Testing Strategy That Catches Real-World Failures
A stack calculator test plan should include both deterministic correctness tests and abuse tests. Correctness tests verify known expressions and expected outputs for each numeric mode. Abuse tests include invalid tokens, deeply nested parentheses, giant literals, divide-by-zero cases, and expressions intentionally crafted to exceed stack capacity. Fuzz testing is especially effective here because parser edge cases are common and often non-obvious.
- Unit test push/pop on empty and full boundaries.
- Unit test parser with legal and illegal tokens.
- Property test infix and postfix equivalence on random valid expressions.
- Regression test all previously discovered parser crashes.
- Run with sanitizers in debug builds to catch out-of-bounds and use-after-free bugs.
Even if your final target is embedded, sanitizer-enabled desktop builds can reveal defects much faster during development.

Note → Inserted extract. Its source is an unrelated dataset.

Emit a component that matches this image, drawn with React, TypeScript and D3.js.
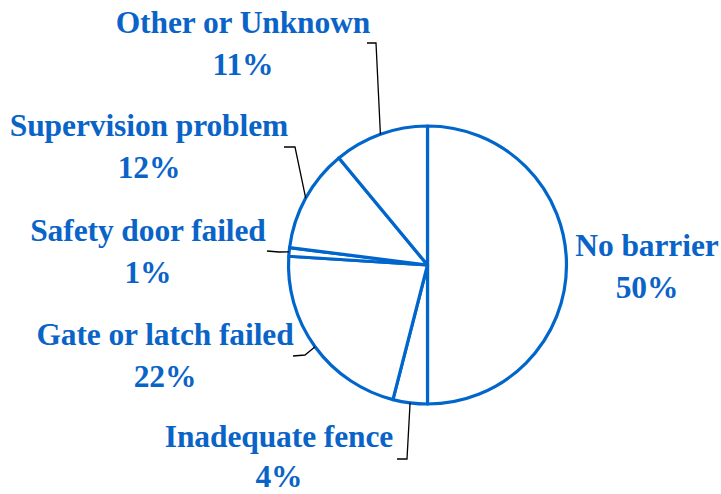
import React from "react";
import * as d3 from "d3";

const categories = ["No barrier", "Inadequate fence", "Gate or latch failed", "Safety door failed", "Supervision problem", "Other or Unknown"];
const values = [50, 4, 22, 1, 12, 11];
const percentLabels = ["50%", "4%", "22%", "1%", "12%", "11%"];

// label layout: [centerX, firstBaseline, lineGap], leader start & elbow (null = no leader)
const labelPos: [number, number, number][] = [[647, 256, 41.5], [279, 447, 40], [165, 345, 41.5], [148, 241, 41.5], [149, 136, 41.5], [243, 33, 41.5]];
const leaderPts: ([number, number][] | null)[] = [
  null,
  [[397, 459], [407, 459]],
  [[293, 356], [305, 355]],
  [[267, 251], [279, 252]],
  [[284, 147], [295, 147]],
  [[367, 43], [376, 43]],
];

const W = 721, H = 494;
const cx = 427.5, cy = 265, R = 139;
const BLUE = "#0066CC";
const TEXT = "#0A64C8";

export default function App() {
  const pie = d3.pie<number>().sort(null).value((d) => d);
  const arcs = pie(values);
  const arc = d3.arc<d3.PieArcDatum<number>>().innerRadius(0).outerRadius(R);
  const line = d3.line();
  return (
    <svg width={W} height={H} style={{ position: "absolute", left: 0, top: 0 }}>
      <rect width={W} height={H} fill="#fff" />
      <g transform={`translate(${cx},${cy})`}>
        {arcs.map((a, i) => (
          <path key={i} d={arc(a) || ""} fill="#fff" stroke={BLUE} strokeWidth={3.2} strokeLinejoin="round" />
        ))}
      </g>
      {arcs.map((a, i) => {
        const pts = leaderPts[i];
        if (!pts) return null;
        const mid = (a.startAngle + a.endAngle) / 2;
        const end: [number, number] = [cx + R * Math.sin(mid), cy - R * Math.cos(mid)];
        return <path key={i} d={line([...pts, end]) || ""} fill="none" stroke="#000" strokeWidth={1.3} />;
      })}
      {categories.map((c, i) => (
        <text key={i} x={labelPos[i][0]} y={labelPos[i][1]} textAnchor="middle" fill={TEXT}
          fontFamily="'Liberation Serif', 'Times New Roman', serif" fontWeight="bold" fontSize={31.5} letterSpacing={-0.1}>
          <tspan x={labelPos[i][0]}>{c}</tspan>
          <tspan x={labelPos[i][0]} dy={labelPos[i][2]}>{percentLabels[i]}</tspan>
        </text>
      ))}
    </svg>
  );
}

Practical Engineering Recommendations
If your use case is known and bounded, prefer a fixed array stack. It has the best predictability and easiest failure mode. If input complexity is unknown but performance still matters, dynamic array with doubling growth is often the best compromise. Use linked lists when allocations are acceptable and very large unknown depth is expected, but monitor allocator overhead. Always include a maximum expression length limit and fail fast on overflow risk.
Document your expression grammar explicitly. State whether unary minus is allowed, whether exponentiation is right-associative, whether integer mode truncates after every operation, and what happens on overflow. Most user confusion in calculator tools comes from undocumented semantics, not from arithmetic itself.
How to Read the Calculator Above
The interactive calculator on this page gives you more than a numeric answer. It also reports operational telemetry that maps directly to C implementation decisions:
- Pushes and pops: rough operation count and branch activity.
- Max depth: minimum required capacity for fixed stacks.
- Estimated memory: value-size and data-structure overhead impact.
- Overflow risk: warns if configured capacity is too small.
This is useful during design review. Before writing production C, you can approximate stack behavior for real user expressions, choose safer default capacities, and identify where dynamic growth might be necessary. Pair this with benchmark data from your target compiler flags and hardware profile to finalize the implementation.
Final Takeaway
A stack based calculator in C is an excellent micro-architecture for practicing robust systems development. It combines data-structure fundamentals, parser design, arithmetic semantics, and defensive coding in one compact project. If you implement it with strict validation, clear grammar rules, and measured memory policy, you get a tool that is both educational and production-capable. More importantly, the same engineering habits carry into larger C systems where correctness and safety are non-negotiable.
Implementation tip: keep parsing, conversion, and evaluation as separate modules with explicit interfaces. In C, that modularity makes testing cleaner, error handling clearer, and future optimizations significantly easier.